Peach and Raspberry Olive Oil Cake
Summer cakes, it’s that time again! This rosewater scented cake can be made with apples, plums or pears. (In that case, I’d use ½ tsp of cardamom instead of rosewater.) Enjoy 🍑
Peach and Raspberry Olive Oil Cake
Yield: 4 people
Equipment
- 10-in Springform cake pan
Ingredients
- 3 peaches thinly sliced
- 1 cup all-purpose flour I used spelt
- ½ cup corn meal
- 1 cup white sugar
- ½ cup brown sugar
- 1 tsp baking powder
- ½ tsp baking soda
- ½ tsp salt
- ½ cup olive oil
- ½ cup yoghurt
- 2 eggs
- 2 tbsps lemon juice
- 1 tsp Persian Rosewater
- ½ cup raspberries
Instructions
- Heat oven to 350°F. Generously grease a 10-in Springform cake pan, and line bottom with parchment paper.

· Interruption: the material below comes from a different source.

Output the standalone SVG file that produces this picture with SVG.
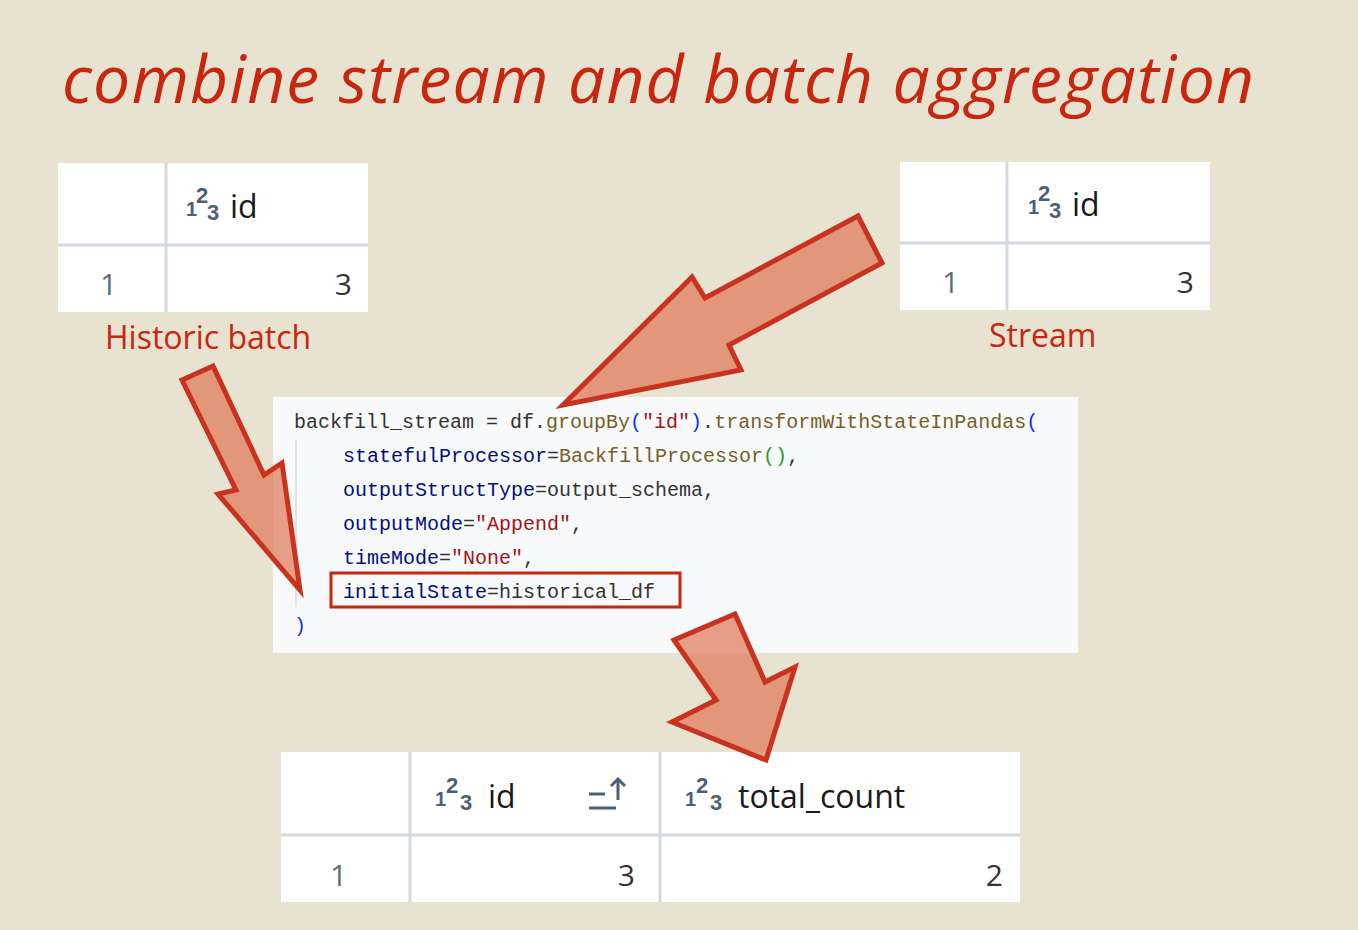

- In a medium bowl, whisk together the flour and corn meal, both sugars, baking powder, baking soda, and salt.
- In a large bowl, whisk together the olive oil, yoghurt, eggs, lemon juice and rosewater.
- Tip the dry mixture into the wet ingredients. Mix to combine.
- Transfer the batter to a springform pan and use an offset spatula to smooth the top.
- Arrange the peaches on the batter in a circular pattern. Sprinkle raspberries on top.
- Bake until a toothpick inserted into the center of the cake comes out clean, about 50 minutes. Transfer to a wire rack and allow cool.